Faculty have heard it all. Everything from pornography and drugs to questionable deaths in the family have been proffered as excuses for not delivering an assignment on time or attending class. We asked current and retired faculty to mine their memories for the richest excuses; here are three of our favorites.

Additionally, Dr. Joseph Palladino, Professor Emeritus in Psychology (1981- 2011), polled his USI peers in 2002 and published a piece on the subject in Eye on Psi Chi, the International Honor Society in Psychology's magazine, the most precious appear here.
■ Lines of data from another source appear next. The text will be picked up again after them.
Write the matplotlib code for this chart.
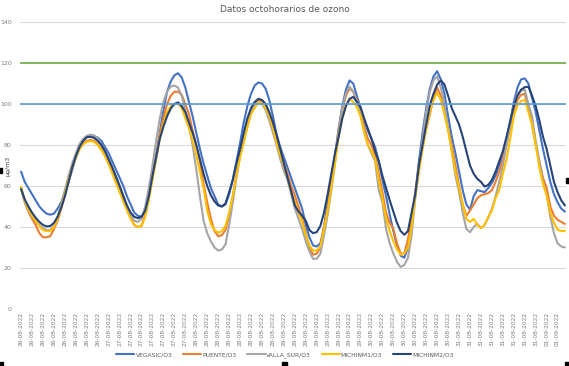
import numpy as np
import matplotlib
matplotlib.use('Agg')
import matplotlib.pyplot as plt
from matplotlib.patches import Rectangle

# hourly 8-h ozone averages, 26-08-2022 00h .. 01-09-2022 05h
vegasic = [67, 62, 59, 56, 53, 50, 48, 46.5, 46, 46.5, 49, 52, 57, 62, 68, 74, 79, 82, 84, 85, 84.5, 83.5, 82, 79,
           76, 72, 68, 64, 60, 55, 51, 47, 45.5, 45, 48, 55, 64, 75, 86, 97, 106, 111, 114, 115, 113, 108, 101, 94,
           86, 78, 71, 65, 59, 55, 51, 50, 51, 56, 63, 72, 81, 91, 99, 105, 109, 110.5, 110, 107.5, 102, 94, 85, 79,
           74, 69, 64, 59, 54, 49, 41, 35, 31, 30.5, 32, 40, 52, 64, 75, 88, 99, 107, 111.5, 110, 104, 98, 92, 87,
           83, 79, 72, 63, 55, 46, 38, 31, 26, 25, 30, 42, 56, 72, 86, 98, 107.5, 113.5, 116, 112, 105, 94, 84, 76,
           67, 58, 51, 48.5, 55, 58, 57.5, 57, 59, 61.5, 65, 70, 75, 83, 91, 101, 108, 112, 112.5, 110, 103, 96, 87, 78,
           70, 62, 56, 52, 49, 47.5]
puente = [59, 52, 47.5, 44, 41, 37, 35, 35, 35.5, 39, 43, 49, 55.5, 62, 69, 74, 78, 80.5, 82, 82.5, 82, 80.5, 78, 75,
          71, 67, 63, 58.5, 54, 49, 44.5, 41, 40, 40.5, 46, 55, 65, 74, 85, 93, 100, 104, 106, 106, 104.5, 100, 95, 87,
          80, 72, 61, 52, 44, 38, 35.5, 36, 38.5, 46, 55, 66, 75, 82, 89, 96, 100, 102, 101.5, 99.5, 95, 89, 82, 76,
          71, 66, 60, 55.5, 50, 44, 37, 30, 26.5, 27, 30, 40, 49, 61, 73, 87, 97, 104, 107.5, 106, 102, 97, 89, 83,
          80, 75, 66, 57, 47, 42, 39, 32, 27, 27, 34, 44, 57, 70, 79, 88, 95, 103, 108, 104, 97, 88, 80, 70,
          60, 51, 45.5, 48, 51, 54, 55.5, 56, 56.5, 58, 62, 67, 73, 80, 89, 97, 102, 104.5, 105, 98, 90, 80, 72, 64,
          59, 50, 45.5, 43.5, 42.5, 41.5]
valla_sur = [59, 52, 48, 45, 43, 41, 39.5, 38.5, 38.5, 40.5, 45, 51, 58, 65, 71, 76, 80.5, 83, 84.5, 85, 84.5, 83, 80, 77,
             73, 69, 64.5, 60, 55.5, 50.5, 46, 43, 42.5, 44, 50, 59, 70, 82, 93, 101, 106, 108.5, 109, 108, 104, 97, 89, 80,
             68, 55, 43, 37, 33, 30, 28.5, 29, 31.5, 41, 52, 64, 75, 84, 91.5, 96.5, 99.5, 101, 100, 97, 92, 86, 80, 73,
             67.5, 63, 56, 49, 44, 39, 33, 28, 24.5, 24.5, 27, 36, 46, 58, 71, 86, 98, 105, 108.5, 106, 101, 95, 87, 80,
             76, 72, 58, 52, 39, 32, 27, 23, 20.5, 21.5, 25, 36, 54, 68, 83, 96, 106, 111.5, 113.5, 108, 100, 88, 77, 65,
             57, 47, 39, 37.5, 40, 41.5, 39.5, 41, 44.5, 49, 55, 62, 70, 80, 90, 99, 105, 106.5, 107, 100, 94, 82, 72, 62,
             55.5, 45, 37, 32, 30.5, 30]
michinm1 = [59.5, 53, 48.5, 45.5, 43, 40.5, 38.5, 38, 38, 40, 44, 50, 56, 63, 69, 74, 78, 80.5, 81.5, 82, 81.5, 80, 77.5, 74.5,
            70.5, 66, 61.5, 57, 52.5, 48, 44, 41, 40, 40.5, 45, 53, 63, 73, 83, 90.5, 96, 99, 100, 100.3, 98, 93, 88, 82,
            75, 67, 59, 48, 41.5, 38.5, 37.2, 38, 40.5, 47, 55, 65, 74, 81, 89, 95, 98, 101, 100.5, 98, 94, 88, 81, 75,
            70, 64, 57, 52.5, 47, 42.5, 36, 31, 28.5, 28.5, 30.5, 39, 48, 59, 71, 84, 93, 99, 102.5, 101, 98.5, 94, 86, 80,
            77, 73, 63, 54, 44, 38, 33, 29, 26.5, 27, 30, 40, 55, 67, 78, 88, 96, 102, 105.5, 102, 95, 87, 77, 67,
            59, 51, 44, 42.5, 44, 41, 39.5, 41, 45, 48, 54, 58, 66, 73, 83, 94, 99.5, 101.5, 102, 96, 90, 80, 69, 61,
            55.5, 47, 42, 38.7, 38, 38]
michinm2 = [58.5, 53.5, 50, 47, 44.5, 42.5, 41, 40.3, 40.5, 42, 45, 49.5, 55, 62, 69, 74.5, 79, 82, 83.8, 84, 83.5, 82, 80, 77,
            73, 69, 64.5, 60, 55, 50.5, 47, 45, 44.3, 45, 48, 55, 65, 74, 83, 89, 94, 97.8, 100, 100.8, 99, 96, 91, 86,
            80, 73, 66, 60, 55.5, 52.5, 50.5, 50, 51.5, 57, 63, 71, 78, 86, 93, 98, 101, 102.5, 102, 100, 96, 91, 85, 78,
            71, 64, 57.5, 50.5, 47.5, 45.5, 43, 38.5, 37, 37.5, 40.5, 47, 56, 66, 76, 84, 93, 99, 102.5, 103.5, 101, 98.5, 93, 88,
            83, 77, 72, 65, 59, 53, 47.5, 42, 38, 36.2, 38, 47, 56, 70, 80, 90, 99.5, 105, 109.5, 111.5, 109.5, 104, 98, 94,
            90, 84, 77, 70, 66, 63.5, 62, 59.7, 60.5, 63, 67, 72, 77, 84, 91.5, 99, 104, 107, 108.2, 108.4, 104, 99, 92, 84,
            78, 70, 62, 57, 53, 50.5]

names = ['VEGASIC/O3', 'PUENTE/O3', 'VALLA_SUR/O3', 'MICHINM1/O3', 'MICHINM2/O3']
colors = ['#4472C4', '#ED7D31', '#A5A5A5', '#FFC000', '#264478']
days = ['26-08-2022', '27-08-2022', '28-08-2022', '29-08-2022', '30-08-2022', '31-08-2022', '01-09-2022']
limit_green = 120
limit_blue = 100

hours = np.arange(len(vegasic))
tick_pos = hours[::3]
tick_lab = [days[h // 24] for h in tick_pos]

fig = plt.figure(figsize=(5.69, 3.66), dpi=100)
ax = fig.add_axes([20/569, 1-309/366, 546/569, 287/366])

series = [vegasic, puente, valla_sur, michinm1, michinm2]
for s, name, c in zip(series, names, colors):
    ax.plot(hours, s, color=c, lw=1.5, label=name, solid_capstyle='round')

ax.axhline(limit_green, color='#70AD47', lw=1.2, zorder=5)
ax.axhline(limit_blue, color='#5B9BD5', lw=1.2, zorder=5)

ax.set_xlim(-0.3, 149.3)
ax.set_ylim(0, 140)
ax.set_yticks(range(0, 141, 20))
ax.set_xticks(tick_pos)
ax.set_xticklabels(tick_lab, rotation=90, fontsize=4.2, color='#7f7f7f')
ax.tick_params(axis='y', labelsize=4.5, labelcolor='#7f7f7f', length=0, pad=6)
ax.tick_params(axis='x', length=0, pad=2)
ax.grid(axis='y', color='#D9D9D9', lw=0.8)
ax.set_axisbelow(True)
for sp in ax.spines.values():
    sp.set_visible(False)

ax.set_ylabel('µg/m3', fontsize=4.5, color='#404040')
ax.yaxis.set_label_coords(-0.018, 0.5)

fig.text(0.5, 1-9/366, 'Datos octohorarios de ozono', ha='center', va='center',
         fontsize=6.5, color='#595959')

fig.legend(loc='center', bbox_to_anchor=(285/569, 1-355/366), ncol=5, frameon=False,
           fontsize=4.3, handlelength=3.0, columnspacing=1.8, handletextpad=0.2,
           labelcolor='#595959')

# chart selection handles
for px, py, w, h in [(0, 362, 3, 4), (282, 362, 5, 4), (565, 362, 4, 4), (566, 178, 3, 5), (0, 168, 2, 5)]:
    fig.patches.append(Rectangle((px/569, 1-(py+h)/366), w/569, h/366, transform=fig.transFigure,
                                 color='black', zorder=10))

fig.savefig('out.png', dpi=100)
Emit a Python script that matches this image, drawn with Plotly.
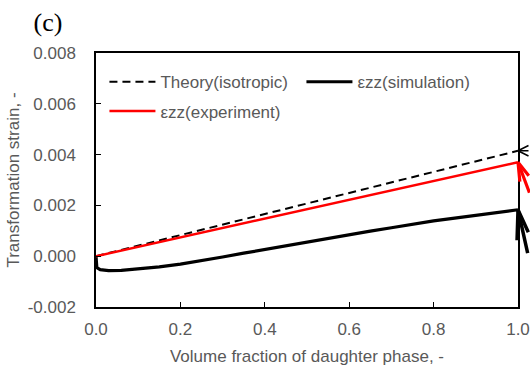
import plotly.graph_objects as go

# Volume fraction of the daughter phase
x_theory = [0.0, 1.0]
y_theory = [0.0, 0.00415]

x_exp = [0.0, 1.0]
y_exp = [0.0, 0.0037]

x_sim = [0.0, 0.002, 0.01, 0.03, 0.06, 0.1, 0.15, 0.2, 0.25, 0.3, 0.35, 0.4,
         0.45, 0.5, 0.55, 0.6, 0.65, 0.7, 0.75, 0.8, 0.85, 0.9, 0.95, 1.0]
y_sim = [0.0, -0.00045, -0.00053, -0.00057, -0.00056, -0.0005, -0.00042,
         -0.00031, -0.00018, -0.00003, 0.00012, 0.00027, 0.00042, 0.00057,
         0.00071, 0.00085, 0.00099, 0.00112, 0.00126, 0.00139, 0.0015,
         0.00161, 0.00172, 0.00183]

x_ticks = [0.0, 0.2, 0.4, 0.6, 0.8, 1.0]
x_tick_labels = ["0.0", "0.2", "0.4", "0.6", "0.8", "1.0"]
y_ticks = [-0.002, 0.0, 0.002, 0.004, 0.006, 0.008]
y_tick_labels = ["-0.002", "0.000", "0.002", "0.004", "0.006", "0.008"]

GREY = "#595959"
FONT = "Liberation Sans, Arial, sans-serif"

fig = go.Figure()
fig.add_trace(go.Scatter(
    x=x_theory, y=y_theory, mode="lines", name="Theory(isotropic)",
    line=dict(color="black", width=2, dash="8px,5px"), legend="legend"))
fig.add_trace(go.Scatter(
    x=x_sim, y=y_sim, mode="lines", name="εzz(simulation)",
    line=dict(color="black", width=3.2), legend="legend"))
fig.add_trace(go.Scatter(
    x=x_exp, y=y_exp, mode="lines", name="εzz(experiment)",
    line=dict(color="#ff0000", width=2.5), legend="legend2"))

# Pointer arrows at the end of each curve (shaft + two head arms)
def arrow(y, shaft, arms, color, width):
    for dx, dy in [shaft] + arms:
        fig.add_annotation(x=1.0, y=y, xref="x", yref="y", text="",
                           showarrow=True, arrowhead=0, ax=dx, ay=dy,
                           arrowcolor=color, arrowwidth=width, standoff=0)

arrow(y_theory[-1], (45, 0), [(14, -6), (14, 6)], "black", 1.5)
arrow(y_exp[-1], (12, 32), [(2, 21), (14, 15)], "#ff0000", 3.2)
arrow(y_sim[-1], (10, 45), [(-1, 32), (11, 24)], "black", 3.5)

axis_common = dict(
    showline=True, linecolor="black", linewidth=1.5, mirror=True,
    ticks="inside", ticklen=5, tickwidth=1, tickcolor="black",
    showgrid=False, zeroline=False,
    tickfont=dict(family=FONT, size=17, color=GREY),
    title_font=dict(family=FONT, size=17, color=GREY),
)

fig.update_xaxes(range=[0, 1], tickvals=x_ticks, ticktext=x_tick_labels,
                 title_text="Volume fraction of daughter phase, -",
                 title_standoff=12, ticklabelstandoff=6, **axis_common)
fig.update_yaxes(range=[-0.002, 0.008], tickvals=y_ticks, ticktext=y_tick_labels,
                 title_text="Transformation strain, -",
                 title_standoff=4, ticklabelstandoff=15, **axis_common)

legend_common = dict(
    orientation="h", bgcolor="rgba(0,0,0,0)", borderwidth=0,
    font=dict(family=FONT, size=17, color=GREY),
    xanchor="left", yanchor="middle", xref="paper", yref="paper",
    entrywidthmode="pixels", itemwidth=46, itemclick=False,
)
fig.update_layout(
    width=530, height=371,
    margin=dict(l=96, r=12, t=53, b=64, autoexpand=False),
    paper_bgcolor="white", plot_bgcolor="white",
    title=dict(text="(c)", x=48 / 530, xanchor="center", xref="container",
               y=1 - 22 / 371, yanchor="middle", yref="container",
               font=dict(family="Liberation Serif, Times New Roman, serif",
                         size=26, color="black")),
    legend=dict(x=0.02, y=0.885, entrywidth=136, **legend_common),
    legend2=dict(x=0.02, y=0.77, entrywidth=136, **legend_common),
    showlegend=True,
)

fig.write_html("out.html")
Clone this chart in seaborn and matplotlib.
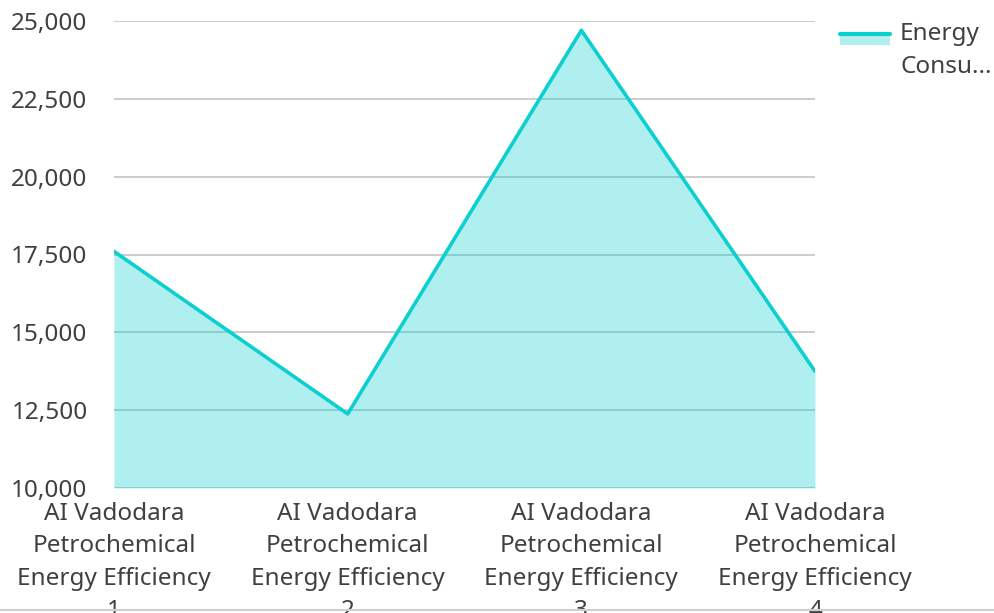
import matplotlib
matplotlib.use("Agg")
import matplotlib.pyplot as plt
from matplotlib.lines import Line2D
from matplotlib.patches import Rectangle
import seaborn as sns
import pandas as pd

categories = [
    "AI Vadodara\nPetrochemical\nEnergy Efficiency\n1",
    "AI Vadodara\nPetrochemical\nEnergy Efficiency\n2",
    "AI Vadodara\nPetrochemical\nEnergy Efficiency\n3",
    "AI Vadodara\nPetrochemical\nEnergy Efficiency\n4",
]
energy_consumption = [17600, 12380, 24700, 13750]
y_ticks = [10000, 12500, 15000, 17500, 20000, 22500, 25000]
series_name = "Energy Consu..."

sns.set_theme(style="white")
plt.rcParams["font.family"] = ["Noto Sans", "DejaVu Sans"]

line_color = "#0ccfcf"
fill_color = "#b2efee"
text_color = "#404040"
fs = 17.5

df = pd.DataFrame({"pos": range(len(categories)), "value": energy_consumption})

fig = plt.figure(figsize=(9.94, 6.13), dpi=100)
ax = fig.add_axes([114 / 994, 1 - 488 / 613, (815 - 114) / 994, (488 - 21) / 613])

for t in y_ticks:
    ax.axhline(t, color="#c8c8c8", lw=1.3, zorder=0)

ax.fill_between(df["pos"], y_ticks[0], df["value"], color=line_color, alpha=0.32, lw=0, zorder=1)
sns.lineplot(data=df, x="pos", y="value", ax=ax, color=line_color, lw=2.6, zorder=2)

ax.set_xlim(0, len(categories) - 1)
ax.set_ylim(y_ticks[0], y_ticks[-1])
ax.set_yticks(y_ticks)
ax.set_yticklabels([f"{t:,}" for t in y_ticks], fontsize=fs, color=text_color)
ax.set_xticks(range(len(categories)))
ax.set_xticklabels(categories, fontsize=fs, color=text_color, linespacing=1.47)
ax.tick_params(axis="y", length=0, pad=19)
ax.tick_params(axis="x", length=0, pad=10)
ax.set_xlabel("")
ax.set_ylabel("")
for s in ax.spines.values():
    s.set_visible(False)

# legend swatch and label
fig.add_artist(Rectangle((840 / 994, 1 - 45 / 613), 50 / 994, 11 / 613,
                         transform=fig.transFigure, color=fill_color, lw=0))
fig.add_artist(Line2D([840 / 994, 890 / 994], [1 - 34 / 613, 1 - 34 / 613],
                      transform=fig.transFigure, color=line_color, lw=3))
fig.text(900 / 994, 1 - 34 / 613, "Energy", fontsize=fs, color=text_color, va="center")
fig.text(900 / 994, 1 - 67 / 613, "Consu...", fontsize=fs, color=text_color, va="center")

# bottom border of the chart frame
fig.add_artist(Line2D([0, 1], [1 - 610 / 613, 1 - 610 / 613],
                      transform=fig.transFigure, color="#d0d0d0", lw=1.5))

fig.savefig("out.png", dpi=100)
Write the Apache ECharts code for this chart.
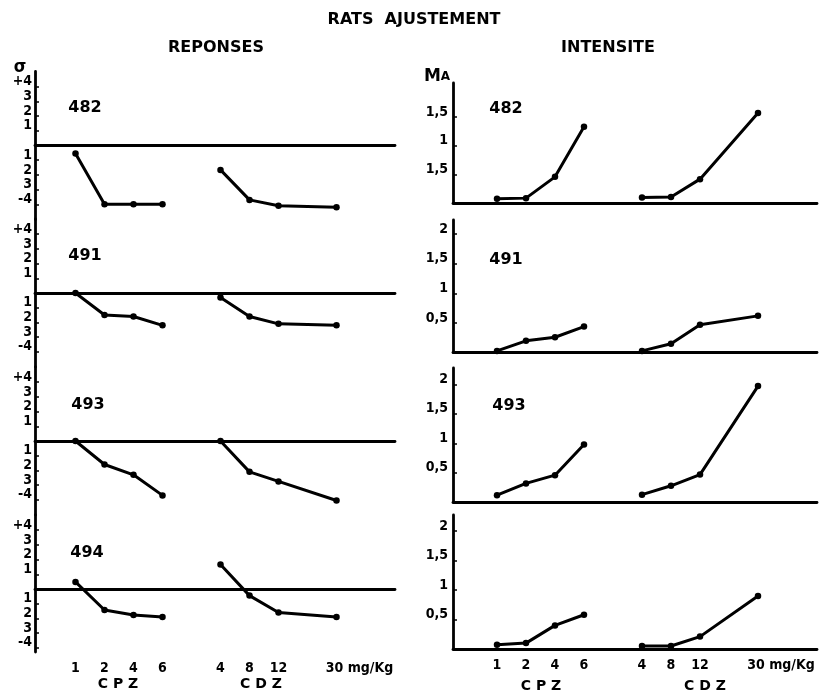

"In one of my 400-level biology courses, students had to write multiple essays on various topics during the semester. Since the goal was to make an argument, and mechanical issues (bad grammar, poor punctuation, misspelled words, etc.) affect clarity, the grade was always based on the strength of the argument (evidence and logic) and then reduced for excessive mechanical issues. One frustrated student whose most recent essay score was reduced by a full letter grade due to mechanical issues told me that doing so was unfair. When I asked why, he said because I didn’t have the standing—after all, I was not an English prof."

Dr. James Bandoli

Professor Emeritus of Biology


"In an upper-level class, students had a large, semester-long project due as their final assessment. One student failed to turn the project in, stating all files on his computer had become corrupt after his roommate used his laptop to watch a very niche and specific type of pornography. It’s a bit too graphic to share, but did provide for an interesting excuse, real or not."

Dr. Amie McKibban

Associate Professor and Chair of Psychology


"I remember excuses ran in fads. One year it was grandmothers dying and funerals to go to—possibly legitimate—but one student had a lot of grandmothers who died in just one semester. Another year the fad was car accidents and broken-down cars. By the end of that semester, however, I concluded that if there had been that many accidents on the highways to USI, they would be littered with disabled vehicles and assorted car parts and tires."